• **Problem to work on**: Only the pictures are omitted; repeat all other data exactly.
[START OF Information shown]
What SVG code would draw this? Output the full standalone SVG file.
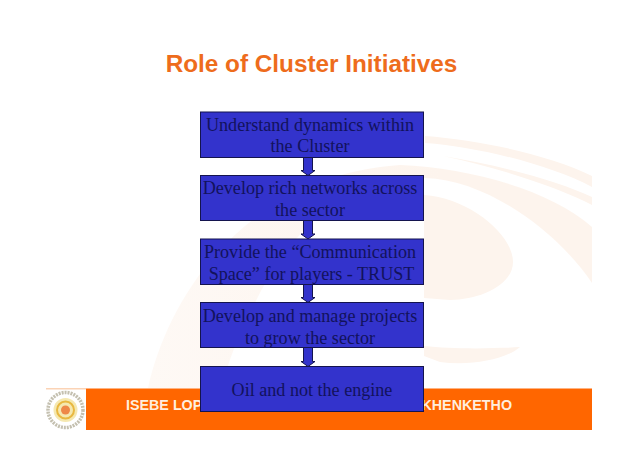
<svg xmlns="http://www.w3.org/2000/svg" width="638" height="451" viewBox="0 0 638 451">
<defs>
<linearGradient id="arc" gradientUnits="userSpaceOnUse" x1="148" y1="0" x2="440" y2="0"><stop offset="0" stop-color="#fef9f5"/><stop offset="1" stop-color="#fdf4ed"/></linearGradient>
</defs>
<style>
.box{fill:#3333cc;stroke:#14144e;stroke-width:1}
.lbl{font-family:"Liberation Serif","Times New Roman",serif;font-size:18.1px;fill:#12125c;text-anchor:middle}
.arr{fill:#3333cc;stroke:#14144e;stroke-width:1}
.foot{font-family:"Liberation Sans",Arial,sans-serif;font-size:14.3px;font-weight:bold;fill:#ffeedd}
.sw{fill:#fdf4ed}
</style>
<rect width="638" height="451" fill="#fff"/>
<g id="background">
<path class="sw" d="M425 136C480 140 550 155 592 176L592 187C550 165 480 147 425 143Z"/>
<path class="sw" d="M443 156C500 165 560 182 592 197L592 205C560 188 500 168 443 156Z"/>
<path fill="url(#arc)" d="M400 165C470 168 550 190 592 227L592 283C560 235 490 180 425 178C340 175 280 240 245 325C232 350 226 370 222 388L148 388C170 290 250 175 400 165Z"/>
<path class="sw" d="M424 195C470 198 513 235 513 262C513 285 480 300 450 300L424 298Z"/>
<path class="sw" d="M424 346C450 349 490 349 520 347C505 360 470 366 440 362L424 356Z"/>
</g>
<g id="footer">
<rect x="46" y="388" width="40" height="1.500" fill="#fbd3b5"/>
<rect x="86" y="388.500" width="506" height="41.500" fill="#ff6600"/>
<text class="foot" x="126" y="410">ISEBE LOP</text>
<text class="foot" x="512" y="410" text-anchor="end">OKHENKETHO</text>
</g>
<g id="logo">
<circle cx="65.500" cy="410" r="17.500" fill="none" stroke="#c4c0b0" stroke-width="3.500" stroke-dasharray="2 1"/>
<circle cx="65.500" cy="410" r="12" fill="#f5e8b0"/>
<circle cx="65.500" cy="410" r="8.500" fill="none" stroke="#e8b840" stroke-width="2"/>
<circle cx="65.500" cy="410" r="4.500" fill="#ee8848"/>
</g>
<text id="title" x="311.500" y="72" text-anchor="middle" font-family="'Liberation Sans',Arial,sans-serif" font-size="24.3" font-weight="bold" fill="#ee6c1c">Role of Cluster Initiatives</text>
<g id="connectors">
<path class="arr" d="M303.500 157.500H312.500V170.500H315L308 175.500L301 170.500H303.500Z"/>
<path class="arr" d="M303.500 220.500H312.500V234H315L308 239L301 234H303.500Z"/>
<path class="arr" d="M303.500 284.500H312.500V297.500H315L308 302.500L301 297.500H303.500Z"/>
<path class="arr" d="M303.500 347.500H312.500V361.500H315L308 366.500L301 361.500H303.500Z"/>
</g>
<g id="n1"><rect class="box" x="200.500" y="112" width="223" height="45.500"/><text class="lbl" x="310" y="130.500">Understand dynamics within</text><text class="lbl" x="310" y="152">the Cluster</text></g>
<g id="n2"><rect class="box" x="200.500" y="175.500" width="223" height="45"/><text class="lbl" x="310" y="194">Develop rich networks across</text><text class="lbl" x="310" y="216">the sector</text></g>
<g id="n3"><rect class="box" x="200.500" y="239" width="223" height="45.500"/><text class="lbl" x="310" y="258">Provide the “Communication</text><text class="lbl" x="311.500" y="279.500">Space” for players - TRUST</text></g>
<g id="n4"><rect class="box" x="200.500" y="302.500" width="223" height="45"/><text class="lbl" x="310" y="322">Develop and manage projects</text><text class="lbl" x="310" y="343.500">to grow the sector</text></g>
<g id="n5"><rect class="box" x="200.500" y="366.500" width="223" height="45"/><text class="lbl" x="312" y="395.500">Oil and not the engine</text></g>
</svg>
[END OF Information shown]
• **Final answer**:
What SVG code would draw this? Output the full standalone SVG file.
<svg xmlns="http://www.w3.org/2000/svg" width="638" height="451" viewBox="0 0 638 451">
<defs>
<linearGradient id="arc" gradientUnits="userSpaceOnUse" x1="148" y1="0" x2="440" y2="0"><stop offset="0" stop-color="#fef9f5"/><stop offset="1" stop-color="#fdf4ed"/></linearGradient>
</defs>
<style>
.box{fill:#3333cc;stroke:#14144e;stroke-width:1}
.lbl{font-family:"Liberation Serif","Times New Roman",serif;font-size:18.1px;fill:#12125c;text-anchor:middle}
.arr{fill:#3333cc;stroke:#14144e;stroke-width:1}
.foot{font-family:"Liberation Sans",Arial,sans-serif;font-size:14.3px;font-weight:bold;fill:#ffeedd}
.sw{fill:#fdf4ed}
</style>
<rect width="638" height="451" fill="#fff"/>
<g id="background">
<path class="sw" d="M425 136C480 140 550 155 592 176L592 187C550 165 480 147 425 143Z"/>
<path class="sw" d="M443 156C500 165 560 182 592 197L592 205C560 188 500 168 443 156Z"/>
<path fill="url(#arc)" d="M400 165C470 168 550 190 592 227L592 283C560 235 490 180 425 178C340 175 280 240 245 325C232 350 226 370 222 388L148 388C170 290 250 175 400 165Z"/>
<path class="sw" d="M424 195C470 198 513 235 513 262C513 285 480 300 450 300L424 298Z"/>
<path class="sw" d="M424 346C450 349 490 349 520 347C505 360 470 366 440 362L424 356Z"/>
</g>
<g id="footer">
<rect x="46" y="388" width="40" height="1.500" fill="#fbd3b5"/>
<rect x="86" y="388.500" width="506" height="41.500" fill="#ff6600"/>
<text class="foot" x="126" y="410">ISEBE LOP</text>
<text class="foot" x="512" y="410" text-anchor="end">OKHENKETHO</text>
</g>
<g id="logo">
<circle cx="65.500" cy="410" r="17.500" fill="none" stroke="#c4c0b0" stroke-width="3.500" stroke-dasharray="2 1"/>
<circle cx="65.500" cy="410" r="12" fill="#f5e8b0"/>
<circle cx="65.500" cy="410" r="8.500" fill="none" stroke="#e8b840" stroke-width="2"/>
<circle cx="65.500" cy="410" r="4.500" fill="#ee8848"/>
</g>
<text id="title" x="311.500" y="72" text-anchor="middle" font-family="'Liberation Sans',Arial,sans-serif" font-size="24.3" font-weight="bold" fill="#ee6c1c">Role of Cluster Initiatives</text>
<g id="connectors">
<path class="arr" d="M303.500 157.500H312.500V170.500H315L308 175.500L301 170.500H303.500Z"/>
<path class="arr" d="M303.500 220.500H312.500V234H315L308 239L301 234H303.500Z"/>
<path class="arr" d="M303.500 284.500H312.500V297.500H315L308 302.500L301 297.500H303.500Z"/>
<path class="arr" d="M303.500 347.500H312.500V361.500H315L308 366.500L301 361.500H303.500Z"/>
</g>
<g id="n1"><rect class="box" x="200.500" y="112" width="223" height="45.500"/><text class="lbl" x="310" y="130.500">Understand dynamics within</text><text class="lbl" x="310" y="152">the Cluster</text></g>
<g id="n2"><rect class="box" x="200.500" y="175.500" width="223" height="45"/><text class="lbl" x="310" y="194">Develop rich networks across</text><text class="lbl" x="310" y="216">the sector</text></g>
<g id="n3"><rect class="box" x="200.500" y="239" width="223" height="45.500"/><text class="lbl" x="310" y="258">Provide the “Communication</text><text class="lbl" x="311.500" y="279.500">Space” for players - TRUST</text></g>
<g id="n4"><rect class="box" x="200.500" y="302.500" width="223" height="45"/><text class="lbl" x="310" y="322">Develop and manage projects</text><text class="lbl" x="310" y="343.500">to grow the sector</text></g>
<g id="n5"><rect class="box" x="200.500" y="366.500" width="223" height="45"/><text class="lbl" x="312" y="395.500">Oil and not the engine</text></g>
</svg>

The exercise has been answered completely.